Written request:
Find each line with the word "this" in it, then give the total alone.

Information shown:
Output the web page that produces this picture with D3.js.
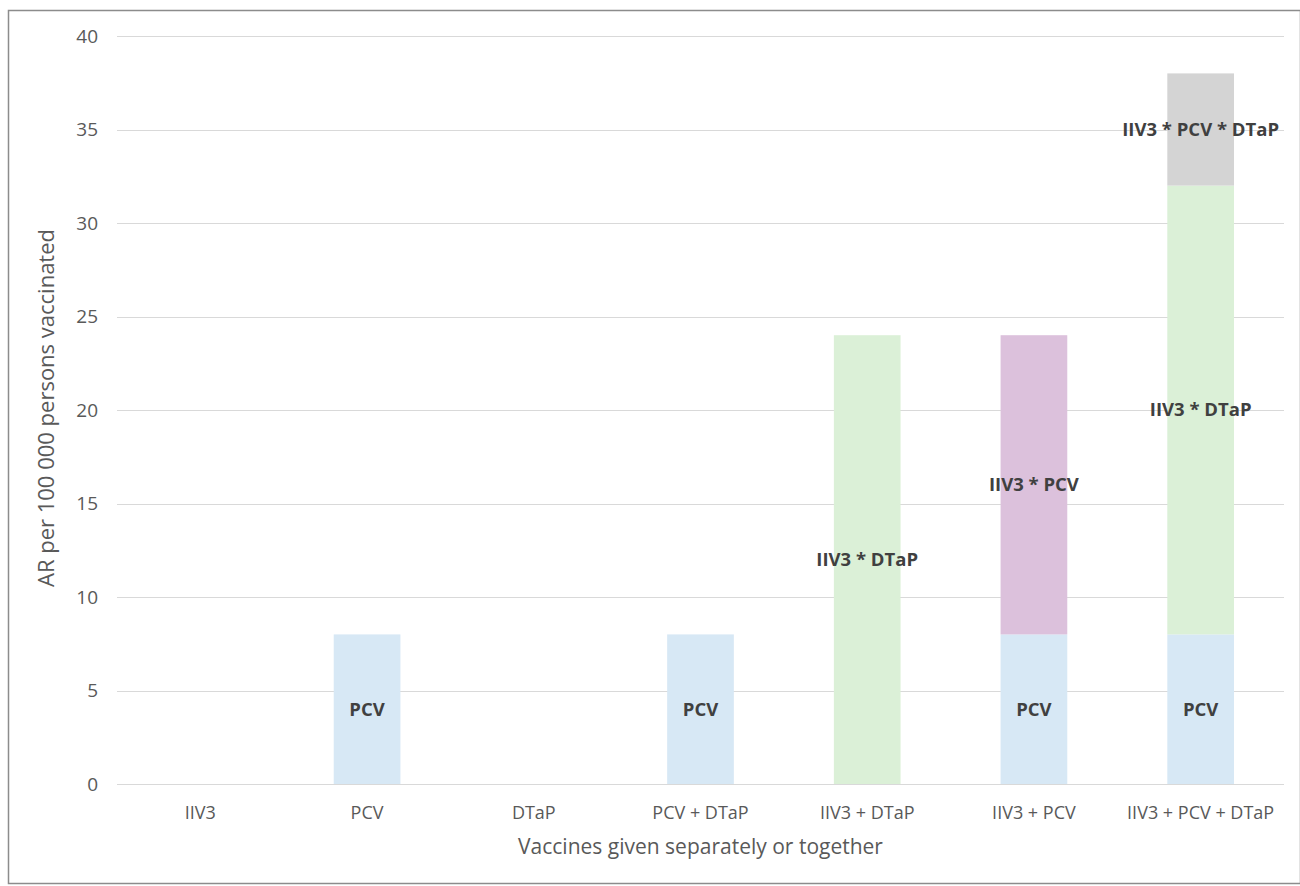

* * *

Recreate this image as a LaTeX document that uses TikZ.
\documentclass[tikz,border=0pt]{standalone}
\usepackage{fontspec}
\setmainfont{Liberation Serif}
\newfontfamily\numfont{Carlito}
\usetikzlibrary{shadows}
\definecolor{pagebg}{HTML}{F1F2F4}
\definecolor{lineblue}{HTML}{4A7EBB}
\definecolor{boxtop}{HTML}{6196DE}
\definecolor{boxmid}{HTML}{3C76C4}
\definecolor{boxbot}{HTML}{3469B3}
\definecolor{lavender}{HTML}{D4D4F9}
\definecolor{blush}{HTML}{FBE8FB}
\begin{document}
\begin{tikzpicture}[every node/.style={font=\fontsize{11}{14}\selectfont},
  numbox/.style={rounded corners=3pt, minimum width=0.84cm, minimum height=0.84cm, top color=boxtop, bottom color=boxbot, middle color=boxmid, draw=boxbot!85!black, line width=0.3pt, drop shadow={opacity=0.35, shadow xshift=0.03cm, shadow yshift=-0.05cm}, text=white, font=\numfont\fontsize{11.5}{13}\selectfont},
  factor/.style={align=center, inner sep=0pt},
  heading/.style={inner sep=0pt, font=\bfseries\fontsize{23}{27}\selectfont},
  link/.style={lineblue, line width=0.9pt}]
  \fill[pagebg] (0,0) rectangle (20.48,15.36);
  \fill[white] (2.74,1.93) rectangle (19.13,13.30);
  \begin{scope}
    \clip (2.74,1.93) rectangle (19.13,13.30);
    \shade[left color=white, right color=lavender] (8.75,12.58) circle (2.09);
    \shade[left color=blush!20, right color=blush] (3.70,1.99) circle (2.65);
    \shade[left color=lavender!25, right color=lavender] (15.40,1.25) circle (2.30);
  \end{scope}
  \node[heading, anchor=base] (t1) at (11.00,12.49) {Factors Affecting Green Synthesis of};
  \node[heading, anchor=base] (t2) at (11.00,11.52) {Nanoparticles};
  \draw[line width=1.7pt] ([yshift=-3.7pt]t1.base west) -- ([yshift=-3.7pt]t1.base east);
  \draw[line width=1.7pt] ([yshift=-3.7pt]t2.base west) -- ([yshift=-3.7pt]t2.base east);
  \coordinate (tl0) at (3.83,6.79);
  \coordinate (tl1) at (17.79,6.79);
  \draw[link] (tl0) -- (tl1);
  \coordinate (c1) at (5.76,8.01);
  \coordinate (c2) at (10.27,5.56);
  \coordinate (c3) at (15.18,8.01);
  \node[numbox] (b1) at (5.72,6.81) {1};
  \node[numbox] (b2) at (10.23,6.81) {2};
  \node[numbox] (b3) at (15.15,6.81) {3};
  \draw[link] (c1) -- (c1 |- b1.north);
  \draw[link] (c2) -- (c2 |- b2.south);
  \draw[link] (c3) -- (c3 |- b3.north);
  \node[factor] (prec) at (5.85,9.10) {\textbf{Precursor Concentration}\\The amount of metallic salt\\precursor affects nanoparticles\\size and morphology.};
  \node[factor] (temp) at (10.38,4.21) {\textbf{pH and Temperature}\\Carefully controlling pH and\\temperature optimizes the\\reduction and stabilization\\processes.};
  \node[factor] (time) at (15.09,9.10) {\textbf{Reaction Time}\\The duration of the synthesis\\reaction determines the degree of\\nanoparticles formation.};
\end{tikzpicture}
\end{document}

--

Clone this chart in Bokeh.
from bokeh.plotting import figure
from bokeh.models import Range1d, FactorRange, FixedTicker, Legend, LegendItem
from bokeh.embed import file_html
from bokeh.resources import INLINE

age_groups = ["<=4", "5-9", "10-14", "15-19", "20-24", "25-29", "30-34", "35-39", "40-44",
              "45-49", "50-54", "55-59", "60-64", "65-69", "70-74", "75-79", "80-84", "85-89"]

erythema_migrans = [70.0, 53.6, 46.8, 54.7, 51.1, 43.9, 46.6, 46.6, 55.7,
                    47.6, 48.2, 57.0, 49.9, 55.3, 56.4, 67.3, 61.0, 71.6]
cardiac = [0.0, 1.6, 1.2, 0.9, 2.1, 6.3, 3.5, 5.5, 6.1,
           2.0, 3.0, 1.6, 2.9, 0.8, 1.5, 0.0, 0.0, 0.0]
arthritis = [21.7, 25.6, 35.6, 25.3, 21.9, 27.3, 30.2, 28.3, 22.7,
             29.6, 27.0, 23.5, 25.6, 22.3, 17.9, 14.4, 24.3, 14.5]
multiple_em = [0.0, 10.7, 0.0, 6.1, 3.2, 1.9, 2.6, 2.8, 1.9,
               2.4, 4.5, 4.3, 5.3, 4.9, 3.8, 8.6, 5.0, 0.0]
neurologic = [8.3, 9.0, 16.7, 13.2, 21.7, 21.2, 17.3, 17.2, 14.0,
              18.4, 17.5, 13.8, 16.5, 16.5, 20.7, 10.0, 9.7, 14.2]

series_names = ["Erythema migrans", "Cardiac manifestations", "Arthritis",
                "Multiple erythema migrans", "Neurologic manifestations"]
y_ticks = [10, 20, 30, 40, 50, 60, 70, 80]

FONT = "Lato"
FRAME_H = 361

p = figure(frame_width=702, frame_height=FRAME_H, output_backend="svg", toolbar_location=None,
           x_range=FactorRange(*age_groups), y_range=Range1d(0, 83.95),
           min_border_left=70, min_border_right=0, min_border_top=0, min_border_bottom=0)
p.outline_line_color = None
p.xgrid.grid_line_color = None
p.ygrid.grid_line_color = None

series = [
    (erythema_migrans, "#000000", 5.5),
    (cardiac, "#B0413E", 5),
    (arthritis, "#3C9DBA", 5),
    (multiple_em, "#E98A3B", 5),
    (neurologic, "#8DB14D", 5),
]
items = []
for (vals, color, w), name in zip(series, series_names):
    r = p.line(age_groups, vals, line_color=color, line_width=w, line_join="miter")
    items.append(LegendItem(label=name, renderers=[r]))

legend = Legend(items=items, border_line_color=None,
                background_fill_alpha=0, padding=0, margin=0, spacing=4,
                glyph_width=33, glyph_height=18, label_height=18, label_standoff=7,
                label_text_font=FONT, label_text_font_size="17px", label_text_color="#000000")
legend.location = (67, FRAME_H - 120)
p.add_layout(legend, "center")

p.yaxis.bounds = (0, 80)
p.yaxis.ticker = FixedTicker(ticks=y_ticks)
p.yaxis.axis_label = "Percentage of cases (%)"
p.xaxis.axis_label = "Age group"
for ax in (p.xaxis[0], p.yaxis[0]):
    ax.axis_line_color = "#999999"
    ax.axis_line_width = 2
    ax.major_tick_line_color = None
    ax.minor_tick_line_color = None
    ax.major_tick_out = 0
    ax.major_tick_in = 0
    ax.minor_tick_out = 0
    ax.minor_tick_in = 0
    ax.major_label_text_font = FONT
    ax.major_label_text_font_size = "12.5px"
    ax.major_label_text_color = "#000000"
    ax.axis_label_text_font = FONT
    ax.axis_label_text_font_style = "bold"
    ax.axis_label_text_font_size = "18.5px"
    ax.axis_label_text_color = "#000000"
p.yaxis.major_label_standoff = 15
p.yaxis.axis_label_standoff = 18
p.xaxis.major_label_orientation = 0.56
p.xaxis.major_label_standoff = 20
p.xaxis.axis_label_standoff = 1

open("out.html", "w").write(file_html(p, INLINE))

Reply:
3